Below this line is the material. Write out only its lines from the one containing "Write a Python" through the one containing "ax.plot([i, i +", both kept, exactly.

Records excerpted from a collection
^^^^

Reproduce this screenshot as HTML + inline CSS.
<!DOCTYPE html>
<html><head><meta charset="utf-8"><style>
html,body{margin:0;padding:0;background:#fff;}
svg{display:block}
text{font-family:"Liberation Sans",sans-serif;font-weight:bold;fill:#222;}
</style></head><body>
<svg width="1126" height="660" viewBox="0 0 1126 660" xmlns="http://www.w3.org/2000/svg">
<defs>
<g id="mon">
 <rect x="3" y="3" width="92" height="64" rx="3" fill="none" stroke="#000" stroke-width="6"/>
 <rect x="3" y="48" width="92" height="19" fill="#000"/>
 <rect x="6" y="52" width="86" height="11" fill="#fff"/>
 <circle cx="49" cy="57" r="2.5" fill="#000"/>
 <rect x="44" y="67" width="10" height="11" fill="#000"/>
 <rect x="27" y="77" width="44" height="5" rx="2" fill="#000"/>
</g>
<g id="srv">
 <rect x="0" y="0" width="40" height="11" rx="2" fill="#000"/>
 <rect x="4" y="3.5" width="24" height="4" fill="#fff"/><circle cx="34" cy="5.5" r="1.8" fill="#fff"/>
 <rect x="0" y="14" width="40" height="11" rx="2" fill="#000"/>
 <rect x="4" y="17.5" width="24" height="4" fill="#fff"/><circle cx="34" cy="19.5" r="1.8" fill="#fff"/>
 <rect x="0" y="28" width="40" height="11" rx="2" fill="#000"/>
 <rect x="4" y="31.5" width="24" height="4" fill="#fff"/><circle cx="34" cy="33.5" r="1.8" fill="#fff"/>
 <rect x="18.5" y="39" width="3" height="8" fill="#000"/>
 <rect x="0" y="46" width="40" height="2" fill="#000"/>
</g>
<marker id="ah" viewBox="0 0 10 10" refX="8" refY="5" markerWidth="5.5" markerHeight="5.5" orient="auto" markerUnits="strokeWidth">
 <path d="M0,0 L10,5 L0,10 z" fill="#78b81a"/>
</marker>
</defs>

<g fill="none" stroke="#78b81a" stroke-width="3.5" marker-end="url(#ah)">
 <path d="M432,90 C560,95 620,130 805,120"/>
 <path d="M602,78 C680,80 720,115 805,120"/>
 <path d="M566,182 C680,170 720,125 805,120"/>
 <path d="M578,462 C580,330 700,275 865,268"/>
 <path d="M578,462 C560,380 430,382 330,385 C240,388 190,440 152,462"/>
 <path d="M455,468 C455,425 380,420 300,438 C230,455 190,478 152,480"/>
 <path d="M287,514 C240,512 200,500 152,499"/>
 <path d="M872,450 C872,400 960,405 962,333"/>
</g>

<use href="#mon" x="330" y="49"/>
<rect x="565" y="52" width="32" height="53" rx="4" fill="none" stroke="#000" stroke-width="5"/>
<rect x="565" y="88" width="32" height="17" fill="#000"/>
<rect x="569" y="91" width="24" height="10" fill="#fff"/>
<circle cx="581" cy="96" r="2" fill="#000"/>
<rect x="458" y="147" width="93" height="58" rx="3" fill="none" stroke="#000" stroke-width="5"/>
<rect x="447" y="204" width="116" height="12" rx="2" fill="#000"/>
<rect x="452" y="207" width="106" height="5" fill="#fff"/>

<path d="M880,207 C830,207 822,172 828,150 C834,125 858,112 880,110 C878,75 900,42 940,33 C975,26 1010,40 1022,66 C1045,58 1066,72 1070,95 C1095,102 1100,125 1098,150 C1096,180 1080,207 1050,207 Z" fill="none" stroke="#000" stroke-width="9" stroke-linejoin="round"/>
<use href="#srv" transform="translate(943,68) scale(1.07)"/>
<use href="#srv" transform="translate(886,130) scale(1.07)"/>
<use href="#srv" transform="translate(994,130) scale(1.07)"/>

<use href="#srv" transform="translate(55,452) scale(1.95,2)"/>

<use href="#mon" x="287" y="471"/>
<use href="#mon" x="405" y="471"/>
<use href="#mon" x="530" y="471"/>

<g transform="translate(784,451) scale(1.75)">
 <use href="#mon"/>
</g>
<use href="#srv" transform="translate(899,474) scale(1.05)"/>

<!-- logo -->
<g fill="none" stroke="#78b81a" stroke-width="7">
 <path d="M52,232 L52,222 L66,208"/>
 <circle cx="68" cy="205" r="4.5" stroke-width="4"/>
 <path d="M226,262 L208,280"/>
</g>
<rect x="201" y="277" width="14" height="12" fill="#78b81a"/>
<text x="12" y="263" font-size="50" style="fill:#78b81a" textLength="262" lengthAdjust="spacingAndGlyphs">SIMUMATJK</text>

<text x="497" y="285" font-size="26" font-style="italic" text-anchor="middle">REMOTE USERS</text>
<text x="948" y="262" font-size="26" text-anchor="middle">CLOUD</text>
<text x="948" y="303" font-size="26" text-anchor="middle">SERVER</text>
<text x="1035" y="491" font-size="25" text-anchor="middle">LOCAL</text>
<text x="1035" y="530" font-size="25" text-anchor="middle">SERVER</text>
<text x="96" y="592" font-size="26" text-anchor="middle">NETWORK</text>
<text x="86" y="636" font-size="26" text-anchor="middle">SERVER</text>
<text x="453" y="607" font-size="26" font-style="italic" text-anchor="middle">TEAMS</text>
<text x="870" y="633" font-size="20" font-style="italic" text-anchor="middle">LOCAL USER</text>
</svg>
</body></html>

^^^^

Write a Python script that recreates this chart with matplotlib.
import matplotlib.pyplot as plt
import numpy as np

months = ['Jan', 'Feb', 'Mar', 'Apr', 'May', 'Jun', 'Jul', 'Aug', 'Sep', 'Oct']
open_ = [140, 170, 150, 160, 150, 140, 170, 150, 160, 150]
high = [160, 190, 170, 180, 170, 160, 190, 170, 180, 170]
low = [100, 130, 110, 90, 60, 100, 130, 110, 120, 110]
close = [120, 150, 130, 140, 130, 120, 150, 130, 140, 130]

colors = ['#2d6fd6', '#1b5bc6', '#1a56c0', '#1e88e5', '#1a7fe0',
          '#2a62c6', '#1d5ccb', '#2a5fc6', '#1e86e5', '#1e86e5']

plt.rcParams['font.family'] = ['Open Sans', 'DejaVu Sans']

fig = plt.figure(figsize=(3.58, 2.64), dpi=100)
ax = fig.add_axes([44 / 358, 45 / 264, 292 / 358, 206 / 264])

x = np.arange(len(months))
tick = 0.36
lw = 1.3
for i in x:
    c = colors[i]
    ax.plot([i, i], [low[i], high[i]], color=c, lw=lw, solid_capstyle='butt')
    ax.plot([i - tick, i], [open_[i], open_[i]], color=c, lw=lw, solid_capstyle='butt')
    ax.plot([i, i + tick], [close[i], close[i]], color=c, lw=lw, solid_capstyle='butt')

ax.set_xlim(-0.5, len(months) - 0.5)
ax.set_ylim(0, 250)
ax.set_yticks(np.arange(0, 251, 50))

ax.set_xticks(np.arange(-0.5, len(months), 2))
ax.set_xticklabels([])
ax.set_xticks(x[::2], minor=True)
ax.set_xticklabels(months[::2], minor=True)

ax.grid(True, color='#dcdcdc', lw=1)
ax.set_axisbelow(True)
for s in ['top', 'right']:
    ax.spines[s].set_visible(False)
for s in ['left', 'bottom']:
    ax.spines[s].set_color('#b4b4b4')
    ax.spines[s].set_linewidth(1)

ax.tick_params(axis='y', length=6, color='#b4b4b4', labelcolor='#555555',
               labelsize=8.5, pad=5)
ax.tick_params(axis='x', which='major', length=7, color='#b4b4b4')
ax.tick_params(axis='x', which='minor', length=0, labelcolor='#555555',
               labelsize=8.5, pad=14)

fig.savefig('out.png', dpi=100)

^^^^

FULL SOLUTION:
Write a Python script that recreates this chart with matplotlib.
import matplotlib.pyplot as plt
import numpy as np

months = ['Jan', 'Feb', 'Mar', 'Apr', 'May', 'Jun', 'Jul', 'Aug', 'Sep', 'Oct']
open_ = [140, 170, 150, 160, 150, 140, 170, 150, 160, 150]
high = [160, 190, 170, 180, 170, 160, 190, 170, 180, 170]
low = [100, 130, 110, 90, 60, 100, 130, 110, 120, 110]
close = [120, 150, 130, 140, 130, 120, 150, 130, 140, 130]

colors = ['#2d6fd6', '#1b5bc6', '#1a56c0', '#1e88e5', '#1a7fe0',
          '#2a62c6', '#1d5ccb', '#2a5fc6', '#1e86e5', '#1e86e5']

plt.rcParams['font.family'] = ['Open Sans', 'DejaVu Sans']

fig = plt.figure(figsize=(3.58, 2.64), dpi=100)
ax = fig.add_axes([44 / 358, 45 / 264, 292 / 358, 206 / 264])

x = np.arange(len(months))
tick = 0.36
lw = 1.3
for i in x:
    c = colors[i]
    ax.plot([i, i], [low[i], high[i]], color=c, lw=lw, solid_capstyle='butt')
    ax.plot([i - tick, i], [open_[i], open_[i]], color=c, lw=lw, solid_capstyle='butt')
    ax.plot([i, i + tick], [close[i], close[i]], color=c, lw=lw, solid_capstyle='butt')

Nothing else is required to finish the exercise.